[Rows from a dataset of charts and code]
+-------+

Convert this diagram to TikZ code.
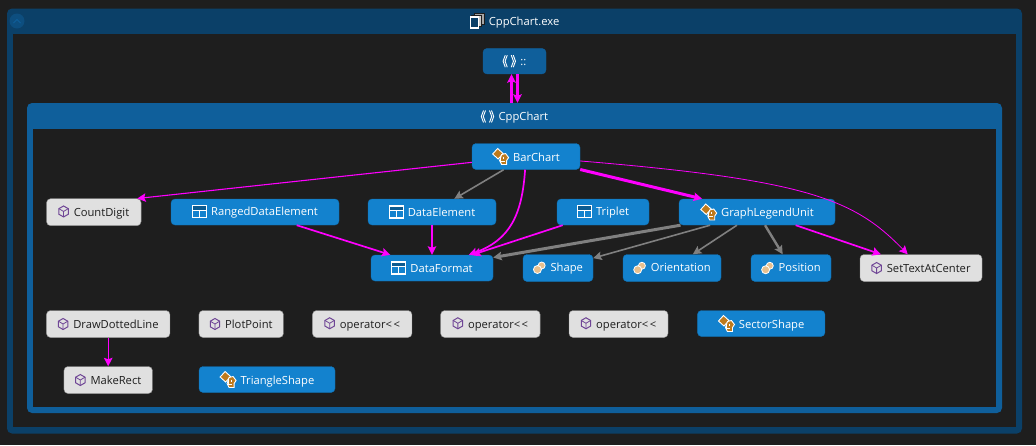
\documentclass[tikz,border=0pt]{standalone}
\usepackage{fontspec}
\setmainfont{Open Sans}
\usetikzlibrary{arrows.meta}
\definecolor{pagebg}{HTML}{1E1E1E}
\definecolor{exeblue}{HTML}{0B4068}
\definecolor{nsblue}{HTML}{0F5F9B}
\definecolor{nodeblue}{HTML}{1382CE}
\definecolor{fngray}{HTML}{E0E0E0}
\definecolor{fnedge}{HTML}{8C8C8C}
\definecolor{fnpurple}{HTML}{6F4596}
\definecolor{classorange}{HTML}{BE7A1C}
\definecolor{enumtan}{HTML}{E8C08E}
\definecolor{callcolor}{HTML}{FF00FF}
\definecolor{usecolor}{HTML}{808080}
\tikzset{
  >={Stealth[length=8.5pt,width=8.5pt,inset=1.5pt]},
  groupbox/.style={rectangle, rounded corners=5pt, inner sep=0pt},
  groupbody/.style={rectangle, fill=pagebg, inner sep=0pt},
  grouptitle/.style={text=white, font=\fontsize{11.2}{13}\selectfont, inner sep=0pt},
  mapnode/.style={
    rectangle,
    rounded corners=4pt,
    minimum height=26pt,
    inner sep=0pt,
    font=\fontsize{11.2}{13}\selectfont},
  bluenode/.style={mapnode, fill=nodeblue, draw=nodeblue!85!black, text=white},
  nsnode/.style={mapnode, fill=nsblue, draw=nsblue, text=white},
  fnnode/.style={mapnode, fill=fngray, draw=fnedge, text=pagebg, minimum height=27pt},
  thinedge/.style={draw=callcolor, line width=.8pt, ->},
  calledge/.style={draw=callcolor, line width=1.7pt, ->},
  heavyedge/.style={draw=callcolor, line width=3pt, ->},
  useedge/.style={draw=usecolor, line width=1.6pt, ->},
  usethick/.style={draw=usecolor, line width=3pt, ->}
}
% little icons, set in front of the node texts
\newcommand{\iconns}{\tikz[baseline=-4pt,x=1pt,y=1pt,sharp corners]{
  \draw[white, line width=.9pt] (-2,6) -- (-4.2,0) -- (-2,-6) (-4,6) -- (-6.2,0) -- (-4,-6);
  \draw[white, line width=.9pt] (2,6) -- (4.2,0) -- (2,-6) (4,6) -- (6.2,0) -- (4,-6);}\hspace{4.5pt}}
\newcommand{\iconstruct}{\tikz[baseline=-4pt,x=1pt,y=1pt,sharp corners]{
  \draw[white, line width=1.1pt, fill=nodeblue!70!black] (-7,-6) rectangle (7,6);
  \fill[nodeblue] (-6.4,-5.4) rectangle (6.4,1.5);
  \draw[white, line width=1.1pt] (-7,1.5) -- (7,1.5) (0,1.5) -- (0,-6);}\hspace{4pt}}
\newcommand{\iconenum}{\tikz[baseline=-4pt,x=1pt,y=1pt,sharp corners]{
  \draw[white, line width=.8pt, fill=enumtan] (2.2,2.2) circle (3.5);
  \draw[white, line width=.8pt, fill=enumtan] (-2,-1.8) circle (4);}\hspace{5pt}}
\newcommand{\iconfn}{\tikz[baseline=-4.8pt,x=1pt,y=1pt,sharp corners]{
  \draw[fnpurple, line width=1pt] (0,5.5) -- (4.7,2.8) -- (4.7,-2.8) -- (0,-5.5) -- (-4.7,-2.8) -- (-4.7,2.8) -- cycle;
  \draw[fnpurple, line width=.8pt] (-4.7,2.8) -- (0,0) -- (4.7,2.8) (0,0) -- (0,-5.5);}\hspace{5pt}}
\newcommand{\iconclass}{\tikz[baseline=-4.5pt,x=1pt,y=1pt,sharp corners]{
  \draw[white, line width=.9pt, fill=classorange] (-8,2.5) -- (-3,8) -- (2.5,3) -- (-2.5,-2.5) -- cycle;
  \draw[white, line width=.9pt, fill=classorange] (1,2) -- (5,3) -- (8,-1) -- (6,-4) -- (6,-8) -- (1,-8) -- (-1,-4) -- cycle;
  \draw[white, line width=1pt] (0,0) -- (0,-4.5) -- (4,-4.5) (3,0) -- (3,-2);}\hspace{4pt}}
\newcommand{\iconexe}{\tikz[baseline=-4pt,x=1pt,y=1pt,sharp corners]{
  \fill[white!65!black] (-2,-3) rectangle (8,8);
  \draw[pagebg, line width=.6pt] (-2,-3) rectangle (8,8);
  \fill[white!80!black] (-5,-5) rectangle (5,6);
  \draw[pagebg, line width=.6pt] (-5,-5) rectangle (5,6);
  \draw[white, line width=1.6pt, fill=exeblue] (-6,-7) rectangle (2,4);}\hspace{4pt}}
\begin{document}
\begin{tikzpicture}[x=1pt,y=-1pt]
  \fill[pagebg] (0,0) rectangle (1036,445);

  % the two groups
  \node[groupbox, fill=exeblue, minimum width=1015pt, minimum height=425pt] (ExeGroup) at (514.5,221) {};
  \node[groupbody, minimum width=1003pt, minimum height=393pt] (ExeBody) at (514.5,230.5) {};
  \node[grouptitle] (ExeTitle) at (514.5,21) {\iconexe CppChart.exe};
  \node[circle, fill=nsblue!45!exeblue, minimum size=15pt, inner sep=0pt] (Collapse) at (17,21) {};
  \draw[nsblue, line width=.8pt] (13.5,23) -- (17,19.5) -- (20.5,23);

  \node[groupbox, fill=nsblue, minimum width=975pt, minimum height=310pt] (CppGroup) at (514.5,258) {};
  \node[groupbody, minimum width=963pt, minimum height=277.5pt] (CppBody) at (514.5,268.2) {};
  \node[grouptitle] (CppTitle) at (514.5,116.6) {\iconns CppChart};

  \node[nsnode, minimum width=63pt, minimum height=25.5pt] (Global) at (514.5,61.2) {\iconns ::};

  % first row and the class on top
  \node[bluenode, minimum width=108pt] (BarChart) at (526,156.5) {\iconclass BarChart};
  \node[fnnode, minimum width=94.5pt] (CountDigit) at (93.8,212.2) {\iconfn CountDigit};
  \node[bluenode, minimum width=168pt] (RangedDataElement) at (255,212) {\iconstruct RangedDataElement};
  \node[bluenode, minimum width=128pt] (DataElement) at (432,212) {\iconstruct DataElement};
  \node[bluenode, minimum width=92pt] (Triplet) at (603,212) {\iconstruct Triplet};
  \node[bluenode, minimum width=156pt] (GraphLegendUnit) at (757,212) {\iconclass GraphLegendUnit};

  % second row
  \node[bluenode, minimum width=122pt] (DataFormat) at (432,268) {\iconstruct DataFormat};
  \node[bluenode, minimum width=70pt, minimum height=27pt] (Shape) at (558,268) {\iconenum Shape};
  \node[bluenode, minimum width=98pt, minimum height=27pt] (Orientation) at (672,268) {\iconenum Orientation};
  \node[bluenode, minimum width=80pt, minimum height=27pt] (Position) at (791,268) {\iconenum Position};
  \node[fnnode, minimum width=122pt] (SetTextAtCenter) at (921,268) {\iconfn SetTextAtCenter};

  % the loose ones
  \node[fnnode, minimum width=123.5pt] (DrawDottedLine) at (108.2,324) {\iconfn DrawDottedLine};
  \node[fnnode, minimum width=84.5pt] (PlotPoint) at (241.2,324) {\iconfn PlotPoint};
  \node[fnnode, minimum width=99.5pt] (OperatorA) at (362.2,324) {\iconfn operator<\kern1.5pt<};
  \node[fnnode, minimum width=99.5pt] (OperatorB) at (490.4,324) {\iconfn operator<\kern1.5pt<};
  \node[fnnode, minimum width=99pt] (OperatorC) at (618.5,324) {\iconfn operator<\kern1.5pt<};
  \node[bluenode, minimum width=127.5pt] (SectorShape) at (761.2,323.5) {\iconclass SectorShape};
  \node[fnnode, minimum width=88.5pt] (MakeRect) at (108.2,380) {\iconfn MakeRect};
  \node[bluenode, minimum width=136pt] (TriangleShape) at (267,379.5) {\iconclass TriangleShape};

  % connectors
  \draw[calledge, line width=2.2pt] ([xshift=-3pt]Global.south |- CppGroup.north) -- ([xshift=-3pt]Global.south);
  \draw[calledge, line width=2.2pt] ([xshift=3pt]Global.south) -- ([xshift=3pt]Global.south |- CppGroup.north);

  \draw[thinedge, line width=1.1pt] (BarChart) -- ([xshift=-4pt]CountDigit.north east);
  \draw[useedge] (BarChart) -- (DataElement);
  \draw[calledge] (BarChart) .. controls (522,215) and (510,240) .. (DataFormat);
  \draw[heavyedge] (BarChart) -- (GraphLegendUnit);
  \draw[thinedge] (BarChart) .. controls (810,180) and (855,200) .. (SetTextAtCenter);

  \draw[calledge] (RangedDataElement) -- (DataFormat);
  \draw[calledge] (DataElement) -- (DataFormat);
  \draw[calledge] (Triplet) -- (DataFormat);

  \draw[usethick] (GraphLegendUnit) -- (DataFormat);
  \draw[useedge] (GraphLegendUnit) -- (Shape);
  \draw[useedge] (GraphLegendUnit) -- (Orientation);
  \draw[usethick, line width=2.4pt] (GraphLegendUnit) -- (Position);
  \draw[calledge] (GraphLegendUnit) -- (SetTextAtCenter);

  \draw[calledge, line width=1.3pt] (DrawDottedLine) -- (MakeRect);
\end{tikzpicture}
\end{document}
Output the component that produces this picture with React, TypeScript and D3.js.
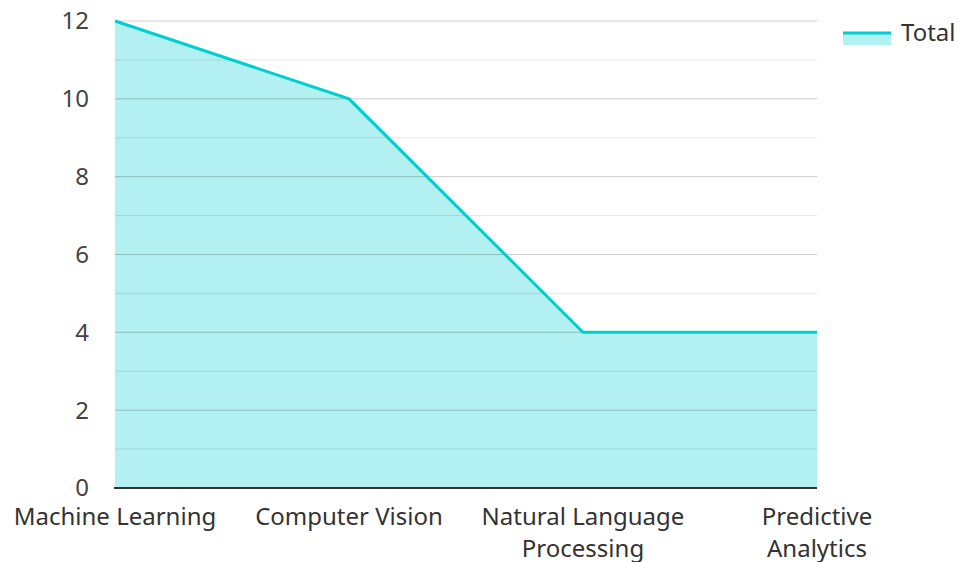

+-------+

Task prompt → Check the data for the word "this" and pull out the lines that have it.

Reply →
Convert this diagram to TikZ code.
Output the component that produces this picture with React, TypeScript and D3.js.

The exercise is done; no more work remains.